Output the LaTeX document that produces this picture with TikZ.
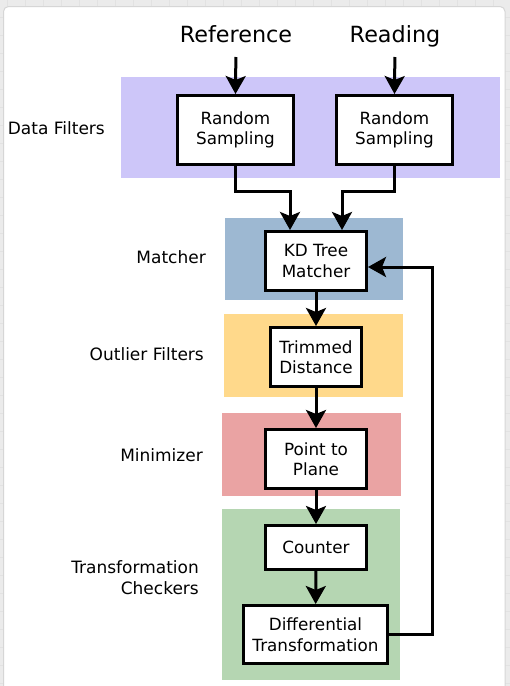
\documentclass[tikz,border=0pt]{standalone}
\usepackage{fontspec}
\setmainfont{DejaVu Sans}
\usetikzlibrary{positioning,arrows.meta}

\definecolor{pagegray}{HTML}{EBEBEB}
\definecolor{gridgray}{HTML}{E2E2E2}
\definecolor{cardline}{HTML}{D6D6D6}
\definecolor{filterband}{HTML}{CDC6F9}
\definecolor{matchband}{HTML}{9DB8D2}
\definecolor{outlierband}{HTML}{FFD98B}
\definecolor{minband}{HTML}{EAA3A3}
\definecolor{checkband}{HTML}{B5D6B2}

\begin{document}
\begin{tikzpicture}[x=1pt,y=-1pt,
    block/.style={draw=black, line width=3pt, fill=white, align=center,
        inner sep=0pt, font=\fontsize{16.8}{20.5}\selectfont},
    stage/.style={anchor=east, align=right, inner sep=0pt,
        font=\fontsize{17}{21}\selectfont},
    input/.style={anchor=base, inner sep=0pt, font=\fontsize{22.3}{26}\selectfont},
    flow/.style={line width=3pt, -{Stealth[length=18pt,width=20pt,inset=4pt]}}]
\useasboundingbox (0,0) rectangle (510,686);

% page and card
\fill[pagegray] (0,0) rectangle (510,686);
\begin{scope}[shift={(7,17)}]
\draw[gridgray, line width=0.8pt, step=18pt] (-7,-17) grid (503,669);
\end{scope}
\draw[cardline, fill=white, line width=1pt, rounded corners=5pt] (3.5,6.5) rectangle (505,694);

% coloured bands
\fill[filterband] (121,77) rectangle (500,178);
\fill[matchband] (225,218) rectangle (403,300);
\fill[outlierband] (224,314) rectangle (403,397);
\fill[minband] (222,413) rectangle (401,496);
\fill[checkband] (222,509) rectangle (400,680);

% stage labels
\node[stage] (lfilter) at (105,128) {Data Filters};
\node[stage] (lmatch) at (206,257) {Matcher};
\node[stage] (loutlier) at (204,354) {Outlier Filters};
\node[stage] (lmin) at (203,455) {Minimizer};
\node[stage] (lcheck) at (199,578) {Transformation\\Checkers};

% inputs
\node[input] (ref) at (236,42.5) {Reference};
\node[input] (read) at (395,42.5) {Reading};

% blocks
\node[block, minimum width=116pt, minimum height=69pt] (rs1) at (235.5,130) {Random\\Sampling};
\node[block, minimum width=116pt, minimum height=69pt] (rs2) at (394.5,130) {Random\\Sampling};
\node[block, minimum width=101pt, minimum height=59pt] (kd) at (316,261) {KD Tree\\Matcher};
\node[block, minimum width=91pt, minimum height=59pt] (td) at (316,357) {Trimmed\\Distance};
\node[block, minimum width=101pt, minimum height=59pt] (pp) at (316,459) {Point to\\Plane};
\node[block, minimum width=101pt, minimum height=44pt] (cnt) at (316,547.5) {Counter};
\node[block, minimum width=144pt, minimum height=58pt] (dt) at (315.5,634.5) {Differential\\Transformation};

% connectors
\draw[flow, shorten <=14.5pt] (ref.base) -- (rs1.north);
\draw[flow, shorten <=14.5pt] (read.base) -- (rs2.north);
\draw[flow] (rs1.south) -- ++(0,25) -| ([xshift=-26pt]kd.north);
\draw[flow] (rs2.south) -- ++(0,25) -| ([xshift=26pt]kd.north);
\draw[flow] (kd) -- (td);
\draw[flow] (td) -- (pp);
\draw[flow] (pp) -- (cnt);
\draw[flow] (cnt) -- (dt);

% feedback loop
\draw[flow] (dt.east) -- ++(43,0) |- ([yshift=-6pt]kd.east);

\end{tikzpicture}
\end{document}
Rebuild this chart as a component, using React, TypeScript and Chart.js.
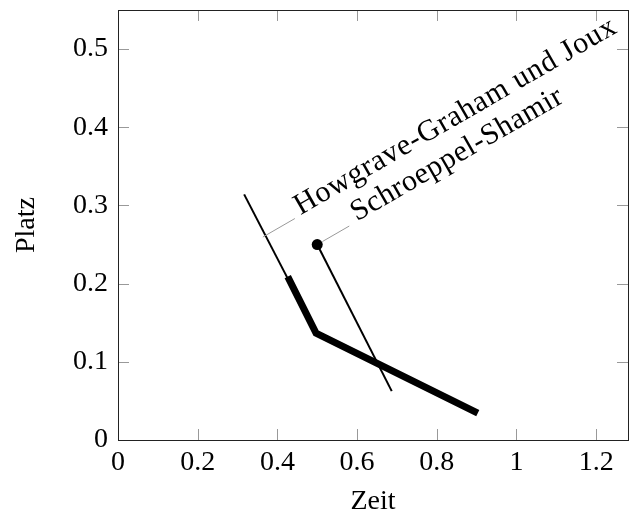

════

## Short problem
Identify the lines that hold the word "this". Copy every one of them.

## Exercise answer
Output the LaTeX document that produces this picture with TikZ.
Rebuild this chart as a component, using React, TypeScript and Chart.js.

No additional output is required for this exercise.